Write each line of the material exactly as given, from the top through the line that contains "from matplotlib.transforms import Affine2D", and omit all pictures.

[Start Data segment]

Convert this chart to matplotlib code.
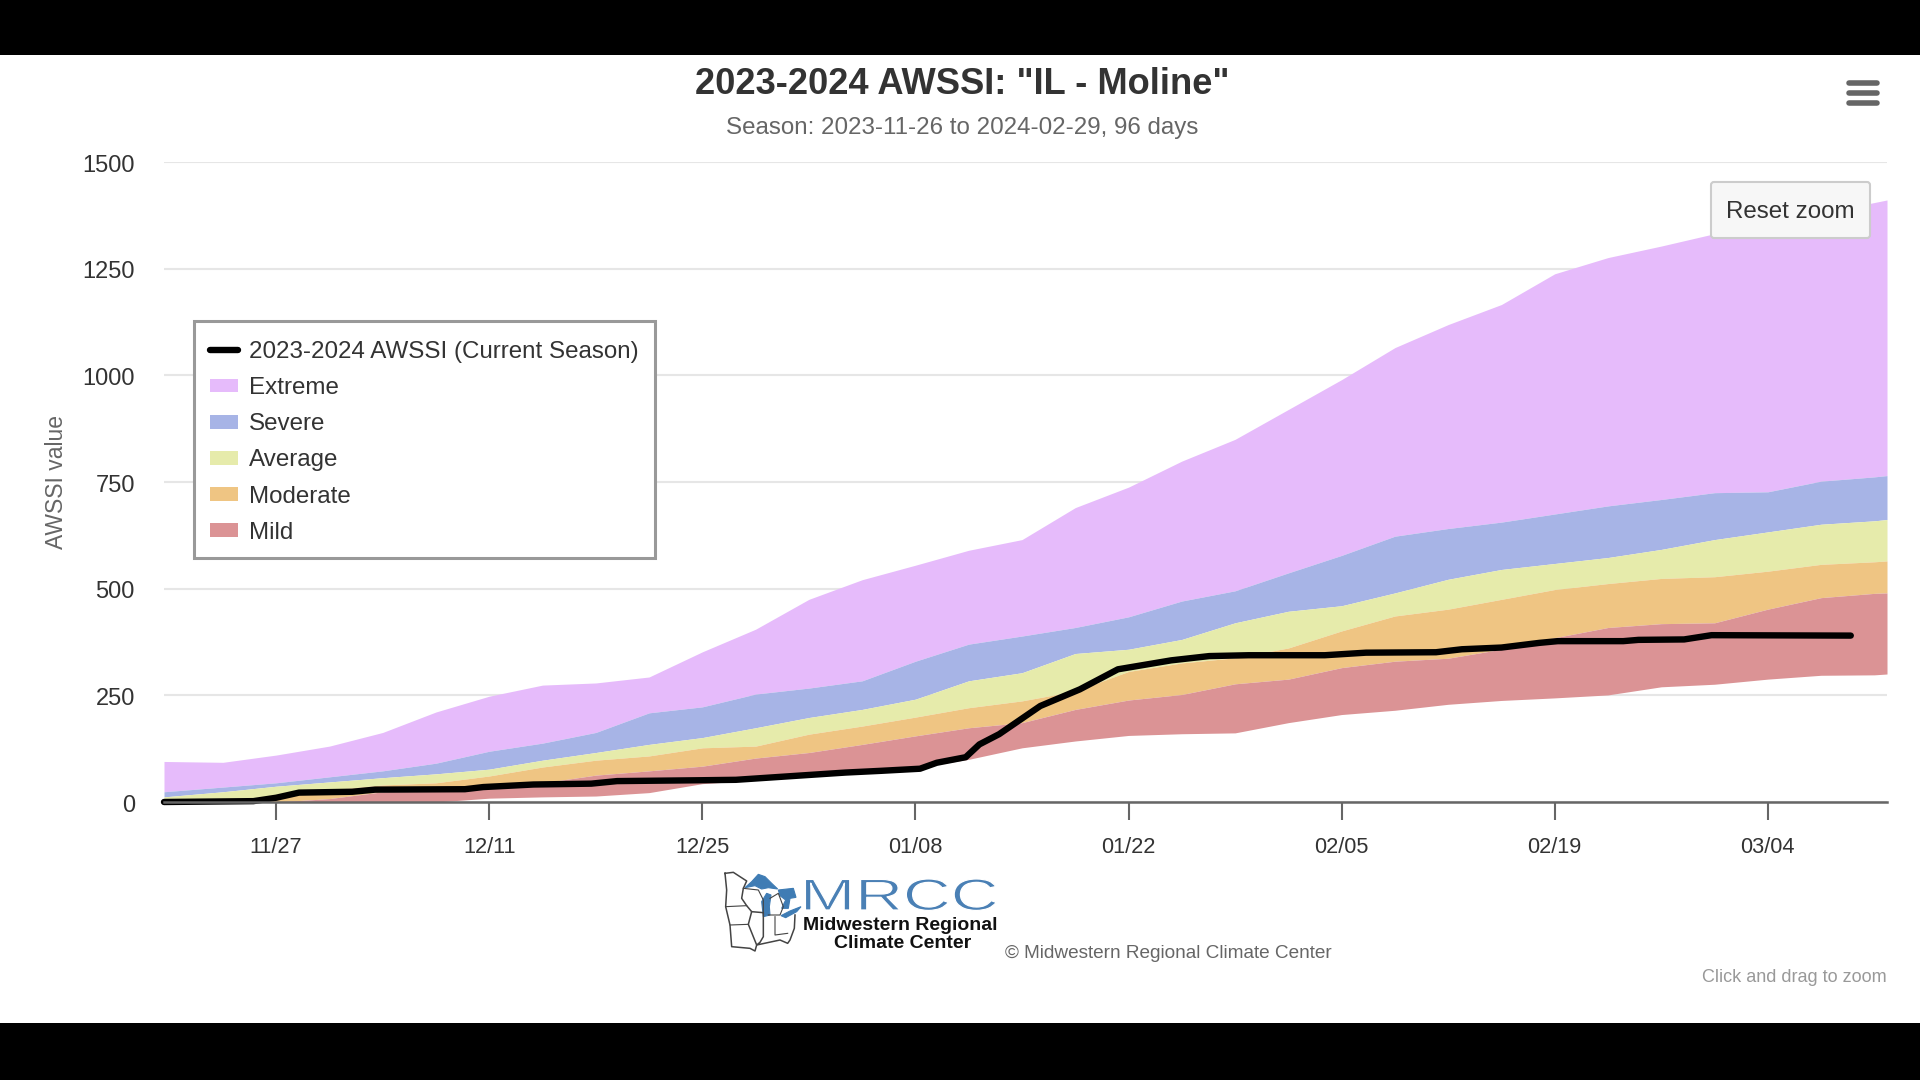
import matplotlib
matplotlib.use('Agg')
import matplotlib.pyplot as plt
from matplotlib.lines import Line2D
from matplotlib.patches import FancyBboxPatch, Patch, Polygon, Rectangle
from matplotlib.patheffects import AbstractPathEffect
from matplotlib.transforms import Affine2D

plt.rcParams['font.family'] = ['Liberation Sans', 'DejaVu Sans']

# days after 11/27, band edges are cumulative AWSSI values at these days
days = [-7.37, -3.5, 0, 3.5, 7, 10.5, 14, 17.5, 21, 24.5, 28, 31.5, 35, 38.5, 42, 45.5,
        49, 52.5, 56, 59.5, 63, 66.5, 70, 73.5, 77, 80.5, 84, 87.5, 91, 94.5, 98, 101.5,
        105, 105.83]
mild_low = [0, 0, 0, 0, 0, 0, 9, 12, 14, 22, 43, 51, 61, 73, 80, 100,
            127, 143, 156, 160, 162, 186, 205, 215, 229, 238, 244, 251, 270, 276, 288, 297,
            298, 300]
mild_top = [0, 0, 0, 8, 24, 28, 37, 45, 63, 73, 84, 103, 116, 135, 155, 174,
            186, 217, 239, 252, 277, 288, 315, 330, 337, 358, 385, 409, 418, 420, 452, 479,
            489, 490]
moderate_top = [0, 5, 12, 28, 40, 45, 61, 82, 98, 108, 127, 131, 159, 178, 199, 221,
                237, 260, 306, 326, 338, 361, 401, 436, 452, 475, 498, 512, 524, 528, 541, 557,
                563, 565]
average_top = [12, 24, 37, 47, 57, 66, 77, 98, 116, 135, 151, 174, 198, 217, 241, 284,
               303, 348, 358, 381, 420, 447, 460, 490, 522, 545, 559, 573, 592, 615, 633, 651,
               659, 662]
severe_top = [24, 35, 45, 59, 73, 91, 119, 138, 163, 209, 223, 253, 267, 284, 330, 370,
              389, 409, 434, 471, 495, 537, 578, 623, 641, 656, 675, 694, 709, 725, 727, 752,
              762, 765]
extreme_top = [95, 93, 110, 131, 163, 211, 248, 274, 279, 293, 352, 405, 475, 521, 555, 590,
               615, 690, 738, 799, 850, 920, 990, 1065, 1119, 1166, 1238, 1276, 1303, 1332, 1356, 1380,
               1405, 1411]

current_days = [-7.37, -1.5, 0, 1.5, 5, 6.5, 12.4, 13.6, 16.9, 20.7, 22.4, 27.9, 30.2, 34, 37.4,
                39.7, 42.3, 43.4, 45.3, 46.2, 47.5, 50.2, 52.8, 55.3, 58.8, 61.3, 63.9, 68.9,
                71.6, 76.2, 77.9, 80.5, 83, 84.2, 88.5, 89.5, 92.5, 94.3, 103.45]
current = [0, 2, 10, 22, 24, 29, 30, 35, 41, 43, 49, 51, 52, 61, 69,
           73, 78, 92, 105, 135, 159, 225, 264, 311, 332, 342, 344, 344,
           350, 351, 358, 362, 373, 377, 377, 380, 381, 391, 390]

tick_days = [0, 14, 28, 42, 56, 70, 84, 98]
tick_labels = ['11/27', '12/11', '12/25', '01/08', '01/22', '02/05', '02/19', '03/04']
y_ticks = [0, 250, 500, 750, 1000, 1250, 1500]

band_names = ['Extreme', 'Severe', 'Average', 'Moderate', 'Mild']
band_colors = ['#e6bbfb', '#a7b4e6', '#e6ebab', '#efc583', '#db9395']
band_edges = [(severe_top, extreme_top), (average_top, severe_top), (moderate_top, average_top),
              (mild_top, moderate_top), (mild_low, mild_top)]

W, H = 1920, 1080


class Stretch(AbstractPathEffect):
    # widens a text run about its left end and trims the glyph strokes
    def __init__(self, x0, sx, trim):
        super().__init__()
        self.x0, self.sx, self.trim = x0, sx, trim

    def draw_path(self, renderer, gc, tpath, affine, rgbFace=None):
        affine = affine + Affine2D().translate(-self.x0, 0).scale(self.sx, 1).translate(self.x0, 0)
        renderer.draw_path(gc, tpath, affine, rgbFace)
        gc0 = renderer.new_gc()
        gc0.copy_properties(gc)
        gc0.set_foreground('white')
        gc0.set_linewidth(self.trim)
        renderer.draw_path(gc0, tpath, affine, None)
        gc0.restore()


fig = plt.figure(figsize=(W / 100, H / 100), dpi=100, facecolor='white')

# canvas in pixel units for everything outside the plot area
bg = fig.add_axes([0, 0, 1, 1], zorder=0)
bg.set_xlim(0, W)
bg.set_ylim(H, 0)
bg.axis('off')
bg.add_patch(Rectangle((0, 0), W, 55, color='black', lw=0))
bg.add_patch(Rectangle((0, 1023), W, 57, color='black', lw=0))

ax = fig.add_axes([164 / W, 1 - 802 / H, (1887 - 164) / W, 640 / H], zorder=1)
ax.patch.set_alpha(0)
ax.set_xlim(-7.37, 105.83)
ax.set_ylim(0, 1500)
for (low, high), c in zip(band_edges, band_colors):
    ax.fill_between(days, low, high, color=c, lw=0, zorder=2)
ax.plot(current_days, current, color='black', lw=4.6, solid_capstyle='round',
        solid_joinstyle='round', zorder=3, clip_on=False)

ax.set_yticks(y_ticks)
ax.grid(axis='y', color='#e6e6e6', lw=1.5, zorder=1)
ax.set_axisbelow(True)
for s in ['top', 'right', 'left']:
    ax.spines[s].set_visible(False)
ax.spines['bottom'].set_color('#666666')
ax.spines['bottom'].set_linewidth(1.8)
ax.spines['bottom'].set_zorder(4)
ax.set_xticks(tick_days)
ax.set_xticklabels(tick_labels)
ax.tick_params(axis='x', length=13, width=1.5, color='#666666', labelsize=15.7, labelcolor='#333333', pad=12)
ax.tick_params(axis='y', length=0, labelsize=17, labelcolor='#333333', pad=21)
for label in ax.get_yticklabels():
    label.set_transform(label.get_transform() + Affine2D().translate(0, -1))
ax.set_ylabel('AWSSI value', fontsize=16.5, color='#666666')
ax.yaxis.set_label_coords(-0.0556, 0.5)

# legend frame is sized on its own so the rows can sit freely inside it
ax.add_patch(Rectangle((193.5 / W, 1 - 558 / H), 461.5 / W, 237 / H, transform=fig.transFigure,
                       facecolor='white', edgecolor='#999999', lw=2.2, zorder=4.5, clip_on=False))
handles = [Line2D([0], [0], color='black', lw=4.6, solid_capstyle='round')]
handles += [Patch(facecolor=c, edgecolor='none') for c in band_colors]
legend = ax.legend(handles, ['2023-2024 AWSSI (Current Season)'] + band_names,
                   loc='upper left', bbox_to_anchor=(210 / W, 1 - 341 / H),
                   bbox_transform=fig.transFigure, fontsize=17.4, frameon=False,
                   labelcolor='#333333', borderaxespad=0, borderpad=0,
                   handlelength=1.16, handleheight=0.5, handletextpad=0.45, labelspacing=0.585)
legend.set_zorder(5)

# overlay for the title block, button and footer
top = fig.add_axes([0, 0, 1, 1], zorder=2)
top.set_xlim(0, W)
top.set_ylim(H, 0)
top.axis('off')
top.patch.set_alpha(0)
top.text(962, 85, '2023-2024 AWSSI: "IL - Moline"', fontsize=26.1, fontweight='bold', color='#333333',
         ha='center', va='center')
top.text(962, 128, 'Season: 2023-11-26 to 2024-02-29, 96 days', fontsize=17.4, color='#666666',
         ha='center', va='center')
for y in [83, 93, 103]:
    top.plot([1849, 1877], [y, y], color='#666666', lw=4, solid_capstyle='round')
top.add_patch(FancyBboxPatch((1713, 184), 155, 52, boxstyle='round,pad=2,rounding_size=3',
                             facecolor='#f7f7f7', edgecolor='#cccccc', lw=1.5, zorder=6))
top.text(1790, 212, 'Reset zoom', fontsize=17.4, color='#333333', ha='center', va='center', zorder=7)
top.text(1005, 954, '\u00a9 Midwestern Regional Climate Center', fontsize=13.7, color='#666666',
         va='center')
top.text(1887, 978, 'Click and drag to zoom', fontsize=13, color='#999999', ha='right', va='center')

# MRCC logo outlines, in thirds of a pixel from the logo corner
outline = [(30, 25), (55, 22), (75, 35), (95, 48), (85, 70), (80, 100), (95, 122), (110, 140), (100, 178),
           (125, 240), (120, 258), (105, 250), (50, 245), (45, 180), (32, 125), (35, 75), (30, 25)]
east = [(110, 140), (145, 143), (145, 215), (135, 232), (125, 240), (195, 225), (218, 235), (225, 225),
        (238, 190), (240, 150)]
state_lines = [[(32, 125), (95, 122)], [(45, 180), (100, 178)], [(180, 155), (180, 210), (218, 205)],
               [(85, 70), (130, 75), (145, 105), (145, 143)],
               [(165, 100), (190, 85), (205, 125), (195, 150), (160, 150)]]
lakes = [[(90, 68), (110, 50), (130, 28), (150, 35), (170, 55), (188, 72), (160, 68), (140, 72), (120, 62)],
         [(140, 110), (155, 85), (168, 90), (163, 125), (165, 150), (145, 155)],
         [(190, 75), (235, 70), (243, 97), (225, 100), (220, 130), (200, 130), (212, 105), (195, 92)],
         [(198, 152), (225, 138), (258, 125), (245, 140), (212, 158)]]


def logo_xy(points):
    return [(715 + x / 3, 865 + y / 3) for x, y in points]


for line, lw in [(outline, 1.1), (east, 1.1)] + [(s, 0.8) for s in state_lines]:
    top.plot(*zip(*logo_xy(line)), color='#444444', lw=lw, solid_joinstyle='round')
for lake in lakes:
    top.add_patch(Polygon(logo_xy(lake), closed=True, facecolor='#3f7cb4', edgecolor='#3f7cb4', lw=0.8))

x_word = 800
top.text(x_word, 910, 'MRCC', fontsize=32, color='#4a80b5', va='baseline',
         path_effects=[Stretch(x_word, 1.49, 0.9)])
top.text(900, 925, 'Midwestern Regional', fontsize=14, fontweight='bold', color='#111111', ha='center',
         va='center')
top.text(903, 943, 'Climate Center', fontsize=14, fontweight='bold', color='#111111', ha='center',
         va='center')

fig.savefig('out.png', dpi=100)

[End Data segment]

▶ **Exercise output**:
Convert this chart to matplotlib code.
import matplotlib
matplotlib.use('Agg')
import matplotlib.pyplot as plt
from matplotlib.lines import Line2D
from matplotlib.patches import FancyBboxPatch, Patch, Polygon, Rectangle
from matplotlib.patheffects import AbstractPathEffect
from matplotlib.transforms import Affine2D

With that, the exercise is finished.